When we headed out to photograph Jasmine, the first step was to assess light. I had Jasmine positioned under the sunlight in various angles, and right away the students were able to see the issues in shooting in harsh light. Front light created a high contrast look, but even worse, it made Jasmine squint and she looked uncomfortable. Positioning her off to the side created a harsh shadow on one side of the face. Putting the sun behind her caused haziness and sun flares in our photo. While all three had its issues, we were able to solve the issue caused by backlighting easily by shading our lens. This eliminated the haze and gave us a nice even exposure with some rim light highlighting Jasmine’s hair.

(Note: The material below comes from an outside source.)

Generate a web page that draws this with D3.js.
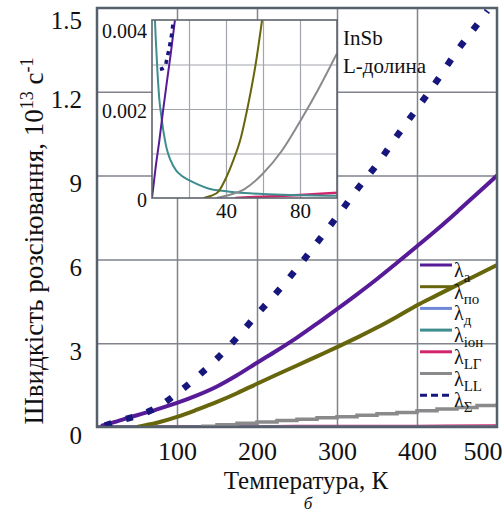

From them on, we would focus on light first. We found a way to get even lighting on Jasmine and then worried about our background. Using a big aperture will automatically blur the background, but it isn't until you couple it with a telephoto lens that it really becomes effective. A telephoto lens does so much more than just zoom into your photo; it compresses the image, allowing us to bring objects in the background closer—enhancing the blur and eliminating unwanted objects at the same time. We demonstrated this technique by placing Jasmine in indirect back light, and then backing up and zooming in until only the foliage of a tree was in the frame. While the telephoto lens is my favorite to photograph portraits with, prime lenses are also amazing. Some of the students rocked their 50mm primes, and while it cannot compress the image like the telephoto lens, the resulting bokeh is still amazing.

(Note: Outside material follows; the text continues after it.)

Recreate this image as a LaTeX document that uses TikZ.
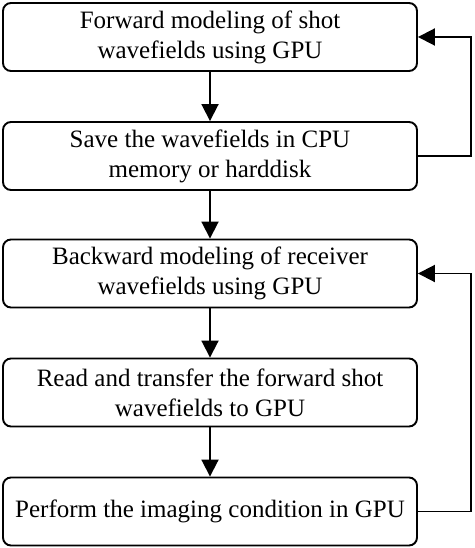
\documentclass[tikz,border=0pt]{standalone}
\usepackage{fontspec}
\setmainfont{Liberation Serif}
\usetikzlibrary{arrows.meta}
\begin{document}
\begin{tikzpicture}[x=1pt,y=-1pt,
  box/.style={draw, line width=1.9pt, rounded corners=8pt, minimum width=414pt, minimum height=68pt, align=center, font=\fontsize{25}{30}\selectfont, inner sep=0pt},
  arr/.style={line width=1.9pt, -{Triangle[length=17pt,width=17pt]}}]
\useasboundingbox[fill=white] (0,0) rectangle (474,548);
\node[box] (b1) at (210,37) {Forward modeling of shot\\wavefields using GPU};
\node[box] (b2) at (210,156) {Save the wavefields in CPU\\memory or harddisk};
\node[box] (b3) at (210,273.5) {Backward modeling of receiver\\wavefields using GPU};
\node[box] (b4) at (210,392.5) {Read and transfer the forward shot\\wavefields to GPU};
\node[box] (b5) at (210,511.5) {Perform the imaging condition in GPU};
\coordinate (rx) at (471,0);
\draw[arr] (b1) -- (b2);
\draw[arr] (b2) -- (b3);
\draw[arr] (b3) -- (b4);
\draw[arr] (b4) -- (b5);
\draw[arr] (b2.east) -- (b2.east -| rx) -- (b1.east -| rx) -- (b1.east);
\draw[arr] (b5.east) -- (b5.east -| rx) -- (b3.east -| rx) -- (b3.east);
\end{tikzpicture}
\end{document}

We went on to posing Jasmine next. An easy trick (especially with children) is to get them to sit or lie down. In doing so, it kills two birds with one stone: they are immediately in a relaxed position, and they are finally still! For a beginning photographer, it is so much simpler to practice on still subjects then moving subjects. And we all know how much kids like to run around. When photographing adults, primarily head shots, I demonstrated a trick that helps slim the subject’s face down. Jasmine did not seem to need this trick, but I knew for a fact that I did, so I tagged her out as model for a few minutes. We all have a tendency to throw our heads back when we laugh, or even in our natural stance. When photographing head shots, you want to do the opposite: forehead out toward the photographer. When I craned my head out toward the students, they were amazed to see the difference in my face shape. All the excess skin under my jaw disappeared and the light wrapped nicely around my face. But be aware that this is just for head shots. Don’t get caught looking like a pterodactyl in a half or full body portrait!

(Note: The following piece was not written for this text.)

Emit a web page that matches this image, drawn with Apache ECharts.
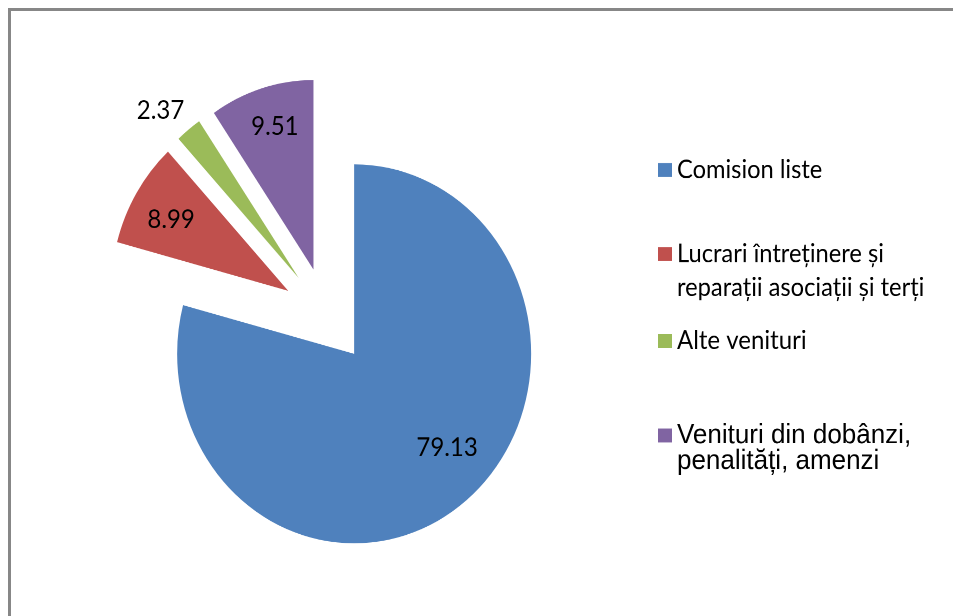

In the beginning of class, a couple students mentioned being able to photograph young kids moving, so that’s what we ended on. I had the students adjust their focus mode from AF-S to AF-C for continuous focusing (One Shot to AI Servo for Canon users). And then on continuous release mode, we snapped away at Jasmine striding down a dirt path. The key was to keep the focus point on Jasmine at all times and voila! They each walked away with some crisp images of a moving subject.
As always, we took a group photo before heading back inside, and then I was sending the students on their way. I have no doubt that each one of them will continue to improve with continuous practice!
Until next time,
Mary and the rest of the Aperture Academy Team!